You ran away and I found you three blocks later lying by a dumpster because "that's where your life belongs"
champagne bombs. Yes, i think that is where things may have gotten out of control.
All he was doing was sitting in the car, staring. We asked him what was wrong and he just turned, smiled, and said "everything has its own pair of boots"
You were passed out on the chair and when I asked you if you were okay you looked up and said "I'm fine, I was just pretending for a picture" then passed out again.
You were humming mission impossible as we ran from the cops
I didn't budget in chasers this month so were chasing everything with water.
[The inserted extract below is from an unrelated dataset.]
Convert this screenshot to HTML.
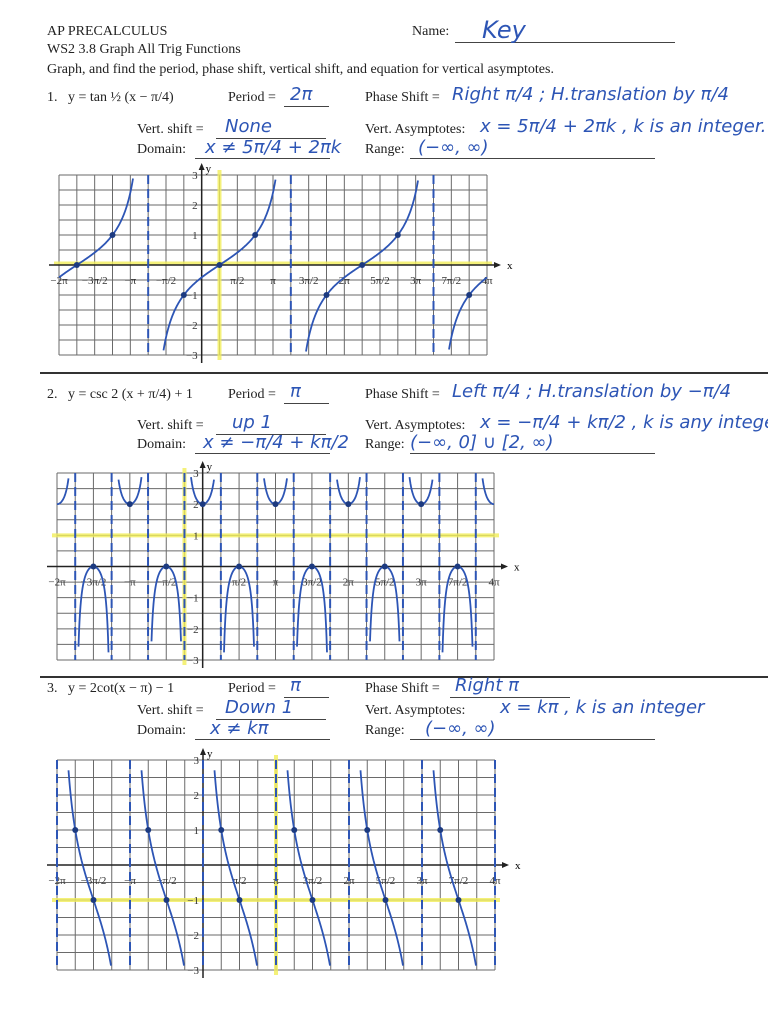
<!DOCTYPE html>
<html><head><meta charset="utf-8">
<style>
body{margin:0;background:#fff;width:768px;height:1024px;overflow:hidden;position:relative;font-family:"Liberation Serif",serif;color:#222}
.t{position:absolute;font-size:14px;white-space:nowrap}
.h{position:absolute;font-family:"DejaVu Sans",sans-serif;color:#2d55b5;font-size:18px;white-space:nowrap;font-style:italic}
.u{position:absolute;border-bottom:1px solid #444;height:0}
.sep{position:absolute;left:40px;width:728px;height:2px;background:#333}
svg{position:absolute;left:0;top:0}
</style></head><body>
<div class="t" style="left:47px;top:24px">AP PRECALCULUS</div>
<div class="t" style="left:47px;top:42px">WS2 3.8 Graph All Trig Functions</div>
<div class="t" style="left:47px;top:62px">Graph, and find the period, phase shift, vertical shift, and equation for vertical asymptotes.</div>
<div class="t" style="left:412px;top:24px">Name:</div>
<div class="u" style="left:455px;top:42px;width:220px"></div>
<div class="h" style="left:482px;top:16px;font-size:24px">Key</div>

<div class="t" style="left:47px;top:90px">1.&nbsp;&nbsp; y = tan ½ (x − π/4)</div>
<div class="t" style="left:228px;top:90px">Period = </div><div class="u" style="left:284px;top:106px;width:45px"></div>
<div class="h" style="left:290px;top:84px">2π</div>
<div class="t" style="left:365px;top:90px">Phase Shift =</div>
<div class="h" style="left:452px;top:84px">Right π/4 ; H.translation by π/4</div>
<div class="t" style="left:137px;top:122px">Vert. shift =</div><div class="u" style="left:216px;top:138px;width:110px"></div>
<div class="h" style="left:225px;top:116px">None</div>
<div class="t" style="left:365px;top:122px">Vert. Asymptotes:</div>
<div class="h" style="left:480px;top:116px">x = 5π/4 + 2πk , k is an integer.</div>
<div class="t" style="left:137px;top:142px">Domain:</div><div class="u" style="left:195px;top:158px;width:135px"></div>
<div class="h" style="left:205px;top:137px">x ≠ 5π/4 + 2πk</div>
<div class="t" style="left:365px;top:142px">Range:</div><div class="u" style="left:410px;top:158px;width:245px"></div>
<div class="h" style="left:418px;top:137px">(−∞, ∞)</div>
<div class="sep" style="top:372px"></div>

<div class="t" style="left:47px;top:387px">2.&nbsp;&nbsp; y = csc 2 (x + π/4) + 1</div>
<div class="t" style="left:228px;top:387px">Period = </div><div class="u" style="left:284px;top:403px;width:45px"></div>
<div class="h" style="left:290px;top:381px">π</div>
<div class="t" style="left:365px;top:387px">Phase Shift =</div>
<div class="h" style="left:452px;top:381px">Left π/4 ; H.translation by −π/4</div>
<div class="t" style="left:137px;top:418px">Vert. shift =</div><div class="u" style="left:216px;top:434px;width:110px"></div>
<div class="h" style="left:232px;top:412px">up 1</div>
<div class="t" style="left:365px;top:418px">Vert. Asymptotes:</div>
<div class="h" style="left:480px;top:412px">x = −π/4 + kπ/2 , k is any integer.</div>
<div class="t" style="left:137px;top:437px">Domain:</div><div class="u" style="left:195px;top:453px;width:135px"></div>
<div class="h" style="left:203px;top:432px">x ≠ −π/4 + kπ/2</div>
<div class="t" style="left:365px;top:437px">Range:</div><div class="u" style="left:410px;top:453px;width:245px"></div>
<div class="h" style="left:410px;top:432px">(−∞, 0] ∪ [2, ∞)</div>
<div class="sep" style="top:676px"></div>

<div class="t" style="left:47px;top:681px">3.&nbsp;&nbsp; y = 2cot(x − π) − 1</div>
<div class="t" style="left:228px;top:681px">Period = </div><div class="u" style="left:284px;top:697px;width:45px"></div>
<div class="h" style="left:290px;top:675px">π</div>
<div class="t" style="left:365px;top:681px">Phase Shift =</div><div class="u" style="left:450px;top:697px;width:120px"></div>
<div class="h" style="left:455px;top:675px">Right π</div>
<div class="t" style="left:137px;top:703px">Vert. shift =</div><div class="u" style="left:216px;top:719px;width:110px"></div>
<div class="h" style="left:225px;top:697px">Down 1</div>
<div class="t" style="left:365px;top:703px">Vert. Asymptotes:</div>
<div class="h" style="left:500px;top:697px">x = kπ , k is an integer</div>
<div class="t" style="left:137px;top:723px">Domain:</div><div class="u" style="left:195px;top:739px;width:135px"></div>
<div class="h" style="left:210px;top:718px">x ≠ kπ</div>
<div class="t" style="left:365px;top:723px">Range:</div><div class="u" style="left:410px;top:739px;width:245px"></div>
<div class="h" style="left:425px;top:718px">(−∞, ∞)</div>

<svg id="s" width="768" height="1024"></svg>
<script>
const xTickLabels=["−2π","−3π/2","−π","−π/2","","π/2","π","3π/2","2π","5π/2","3π","7π/2","4π"];
const yTickLabels=["−3","−2","−1","","1","2","3"];
// graph 1: y = A*tan(B(x - C)) + D
const g1Params=[1,0.5,Math.PI/4,0];
const g1Asym=[-0.75,1.25,3.25]; // in units of π
const g1Dots=[[-1.75,0],[-1.25,1],[-0.25,-1],[0.25,0],[0.75,1],[1.75,-1],[2.25,0],[2.75,1],[3.75,-1]];
// graph 2: y = A*csc(B(x + C)) + D
const g2Params=[1,2,Math.PI/4,1];
const g2Asym=[-1.75,-1.25,-0.75,-0.25,0.25,0.75,1.25,1.75,2.25,2.75,3.25,3.75];
const g2Dots=[[-1,2],[0,2],[1,2],[2,2],[3,2],[-1.5,0],[-0.5,0],[0.5,0],[1.5,0],[2.5,0],[3.5,0]];
// graph 3: y = A*cot(x - C) + D
const g3Params=[2,1,Math.PI,-1];
const g3Asym=[-2,-1,0,1,2,3,4];
const g3Dots=[[-1.75,1],[-1.5,-1],[-0.75,1],[-0.5,-1],[0.25,1],[0.5,-1],[1.25,1],[1.5,-1],[2.25,1],[2.5,-1],[3.25,1],[3.5,-1]];

const NS="http://www.w3.org/2000/svg",S=document.getElementById('s');
function el(t,a,p){const e=document.createElementNS(NS,t);for(const k in a)e.setAttribute(k,a[k]);(p||S).appendChild(e);return e;}
function graph(name,L,R,T,B,fn,asym,dots,hl){
 const g=el('g',{});
 
 
 const xs=v=>L+(v+2)/6*(R-L), ys=v=>T+(3-v)/6*(B-T);
 const x0=xs(0),y0=ys(0);
 for(let i=0;i<=24;i++){const x=L+i*(R-L)/24;el('line',{x1:x,y1:T,x2:x,y2:B,stroke:'#6a6a6a','stroke-width':1},g);}
 for(let j=0;j<=12;j++){const y=T+j*(B-T)/12;el('line',{x1:L,y1:y,x2:R,y2:y,stroke:'#6a6a6a','stroke-width':1},g);}
 hl.forEach(h=>{if(h[0]=='y')el('line',{x1:L-5,y1:ys(h[1]),x2:R+5,y2:ys(h[1]),stroke:'#f2ee5a','stroke-width':4,opacity:.8},g);else el('line',{x1:xs(h[1]),y1:T-5,x2:xs(h[1]),y2:B+5,stroke:'#f2ee5a','stroke-width':4,opacity:.8},g);});
 el('line',{x1:L-10,y1:y0,x2:R+12,y2:y0,stroke:'#222','stroke-width':1.5},g);
 el('line',{x1:x0,y1:T-10,x2:x0,y2:B+8,stroke:'#222','stroke-width':1.5},g);
 el('path',{d:`M${R+14},${y0}l-7,-3v6z`,fill:'#222'},g);
 el('path',{d:`M${x0},${T-12}l-3,7h6z`,fill:'#222'},g);
 const xl=el('text',{x:R+20,y:y0+4,'font-size':11},g);xl.textContent='x';
 const yl=el('text',{x:x0+4,y:T-3,'font-size':11},g);yl.textContent='y';
 xTickLabels.forEach((s,i)=>{if(!s)return;const t=el('text',{x:xs(-2+i*0.5),y:y0+19,'font-size':11,'text-anchor':'middle',fill:'#333'},g);t.textContent=s;});
 yTickLabels.forEach((s,i)=>{if(!s)return;const t=el('text',{x:x0-4,y:ys(-3+i)+4,'font-size':11,'text-anchor':'end',fill:'#333'},g);t.textContent=s;});
 asym.forEach(a=>el('line',{x1:xs(a),y1:T,x2:xs(a),y2:B,stroke:'#2d55b5','stroke-width':2,'stroke-dasharray':'9,5'},g));
 let d='',pen=false;
 for(let px=L;px<=R;px+=0.5){const v=(px-L)/(R-L)*6-2;const y=fn(v*Math.PI);
  if(isFinite(y)&&y<=2.9&&y>=-2.9){d+=(pen?'L':'M')+px.toFixed(1)+','+ys(y).toFixed(1);pen=true;}else pen=false;}
 el('path',{d:d,fill:'none',stroke:'#2d55b5','stroke-width':1.8},g);
 dots.forEach(p=>el('circle',{cx:xs(p[0]),cy:ys(p[1]),r:3,fill:'#1c3a80'},g));
}
const [a1,b1,c1,d1]=g1Params,[a2,b2,c2,d2]=g2Params,[a3,b3,c3,d3]=g3Params;
graph('graph-1-tan',59,487,175,355,x=>a1*Math.tan(b1*(x-c1))+d1,g1Asym,g1Dots,[['y',0.05],['x',0.25]]);
graph('graph-2-csc',57,494,473,660,x=>a2/Math.sin(b2*(x+c2))+d2,g2Asym,g2Dots,[['y',1],['x',-0.25]]);
graph('graph-3-cot',57,495,760,970,x=>a3/Math.tan(b3*(x-c3))+d3,g3Asym,g3Dots,[['y',-1],['x',1]]);
</script>
</body></html>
Sorry.
Today my mom told me "that's what worries me about you getting blacked out drunk... You don't look pretty"
i dont know what was worse.. snorting the wasabi or puking on the neighbors dog
I have way too big of a thanksgiving food baby to enjoy any of my old high school booty calls
We can do this. We've been drunk at a gay bar, we will not be taken down by a Tuesday.
Within the span of 10 minutes, I managed to make a slip 'n slide on his stomach, threatened to pee on him, kneed myself in the eye, and almost fell asleep on the toilet....in that order.
I met her daughter,who I went to high school with on my way out this morning. She didn't seem to surprised. I love older women.
You told me that you were as fast as lightning and you wanted to race me. Then you faceplanted after falling down the stairs.
had a nice chat with the older gay fellow who works in the bakery at the new vons about vday...we both feel that it's a day of dashed expectations & concerns that we'll have to be cut out of our spanx
so i just realized the reason you didn't answer my call last night is because the remote isn't a phone.